WHAT IS REQUIRED
Without the pictures, repeat the listing character for character.

COLLECTED MATERIAL
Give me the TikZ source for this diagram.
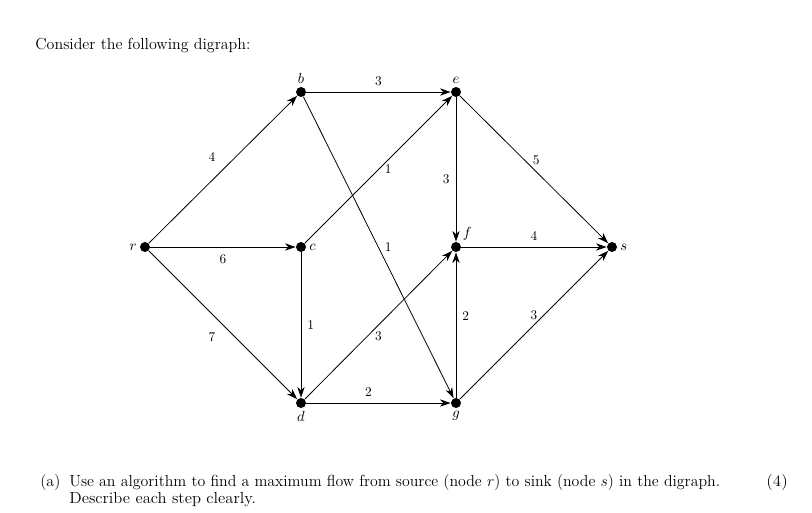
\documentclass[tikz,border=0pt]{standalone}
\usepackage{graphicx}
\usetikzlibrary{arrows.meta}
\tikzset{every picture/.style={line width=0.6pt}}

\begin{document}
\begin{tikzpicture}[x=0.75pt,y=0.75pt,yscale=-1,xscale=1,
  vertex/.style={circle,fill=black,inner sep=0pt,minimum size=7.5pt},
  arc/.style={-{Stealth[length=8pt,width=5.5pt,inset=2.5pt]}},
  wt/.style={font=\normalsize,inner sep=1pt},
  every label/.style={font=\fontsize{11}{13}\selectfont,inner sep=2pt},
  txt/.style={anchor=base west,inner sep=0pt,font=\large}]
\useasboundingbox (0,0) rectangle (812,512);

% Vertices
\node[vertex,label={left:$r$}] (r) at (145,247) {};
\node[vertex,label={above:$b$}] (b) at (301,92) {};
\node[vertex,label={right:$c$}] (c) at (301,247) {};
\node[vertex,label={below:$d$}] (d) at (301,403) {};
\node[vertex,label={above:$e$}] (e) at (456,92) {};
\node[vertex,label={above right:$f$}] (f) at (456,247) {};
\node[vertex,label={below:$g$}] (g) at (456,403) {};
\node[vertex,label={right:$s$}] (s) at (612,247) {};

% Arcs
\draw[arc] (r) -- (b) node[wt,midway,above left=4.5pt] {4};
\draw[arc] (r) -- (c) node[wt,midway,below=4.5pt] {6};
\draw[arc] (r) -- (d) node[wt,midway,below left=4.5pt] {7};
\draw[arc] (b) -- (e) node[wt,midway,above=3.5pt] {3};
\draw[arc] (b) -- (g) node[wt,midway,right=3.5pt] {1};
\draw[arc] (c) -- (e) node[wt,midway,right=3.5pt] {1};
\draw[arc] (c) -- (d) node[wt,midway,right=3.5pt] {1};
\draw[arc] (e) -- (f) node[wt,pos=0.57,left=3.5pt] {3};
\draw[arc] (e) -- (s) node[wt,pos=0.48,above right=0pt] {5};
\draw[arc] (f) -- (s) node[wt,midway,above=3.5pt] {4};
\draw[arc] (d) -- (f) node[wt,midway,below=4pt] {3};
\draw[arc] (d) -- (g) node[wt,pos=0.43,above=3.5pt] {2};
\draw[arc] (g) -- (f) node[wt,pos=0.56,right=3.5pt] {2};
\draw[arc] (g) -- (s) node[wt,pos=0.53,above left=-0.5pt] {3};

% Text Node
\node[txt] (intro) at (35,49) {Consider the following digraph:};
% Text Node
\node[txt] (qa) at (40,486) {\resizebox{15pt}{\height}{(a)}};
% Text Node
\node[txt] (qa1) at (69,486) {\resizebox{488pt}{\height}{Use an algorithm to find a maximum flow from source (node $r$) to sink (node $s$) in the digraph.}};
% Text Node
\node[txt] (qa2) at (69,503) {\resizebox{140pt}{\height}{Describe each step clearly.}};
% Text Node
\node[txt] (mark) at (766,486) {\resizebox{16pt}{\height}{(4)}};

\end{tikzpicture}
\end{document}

TASK ANSWER
Give me the TikZ source for this diagram.
\documentclass[tikz,border=0pt]{standalone}
\usepackage{graphicx}
\usetikzlibrary{arrows.meta}
\tikzset{every picture/.style={line width=0.6pt}}

\begin{document}
\begin{tikzpicture}[x=0.75pt,y=0.75pt,yscale=-1,xscale=1,
  vertex/.style={circle,fill=black,inner sep=0pt,minimum size=7.5pt},
  arc/.style={-{Stealth[length=8pt,width=5.5pt,inset=2.5pt]}},
  wt/.style={font=\normalsize,inner sep=1pt},
  every label/.style={font=\fontsize{11}{13}\selectfont,inner sep=2pt},
  txt/.style={anchor=base west,inner sep=0pt,font=\large}]
\useasboundingbox (0,0) rectangle (812,512);

% Vertices
\node[vertex,label={left:$r$}] (r) at (145,247) {};
\node[vertex,label={above:$b$}] (b) at (301,92) {};
\node[vertex,label={right:$c$}] (c) at (301,247) {};
\node[vertex,label={below:$d$}] (d) at (301,403) {};
\node[vertex,label={above:$e$}] (e) at (456,92) {};
\node[vertex,label={above right:$f$}] (f) at (456,247) {};
\node[vertex,label={below:$g$}] (g) at (456,403) {};
\node[vertex,label={right:$s$}] (s) at (612,247) {};

% Arcs
\draw[arc] (r) -- (b) node[wt,midway,above left=4.5pt] {4};
\draw[arc] (r) -- (c) node[wt,midway,below=4.5pt] {6};
\draw[arc] (r) -- (d) node[wt,midway,below left=4.5pt] {7};
\draw[arc] (b) -- (e) node[wt,midway,above=3.5pt] {3};
\draw[arc] (b) -- (g) node[wt,midway,right=3.5pt] {1};
\draw[arc] (c) -- (e) node[wt,midway,right=3.5pt] {1};
\draw[arc] (c) -- (d) node[wt,midway,right=3.5pt] {1};
\draw[arc] (e) -- (f) node[wt,pos=0.57,left=3.5pt] {3};
\draw[arc] (e) -- (s) node[wt,pos=0.48,above right=0pt] {5};
\draw[arc] (f) -- (s) node[wt,midway,above=3.5pt] {4};
\draw[arc] (d) -- (f) node[wt,midway,below=4pt] {3};
\draw[arc] (d) -- (g) node[wt,pos=0.43,above=3.5pt] {2};
\draw[arc] (g) -- (f) node[wt,pos=0.56,right=3.5pt] {2};
\draw[arc] (g) -- (s) node[wt,pos=0.53,above left=-0.5pt] {3};

% Text Node
\node[txt] (intro) at (35,49) {Consider the following digraph:};
% Text Node
\node[txt] (qa) at (40,486) {\resizebox{15pt}{\height}{(a)}};
% Text Node
\node[txt] (qa1) at (69,486) {\resizebox{488pt}{\height}{Use an algorithm to find a maximum flow from source (node $r$) to sink (node $s$) in the digraph.}};
% Text Node
\node[txt] (qa2) at (69,503) {\resizebox{140pt}{\height}{Describe each step clearly.}};
% Text Node
\node[txt] (mark) at (766,486) {\resizebox{16pt}{\height}{(4)}};

\end{tikzpicture}
\end{document}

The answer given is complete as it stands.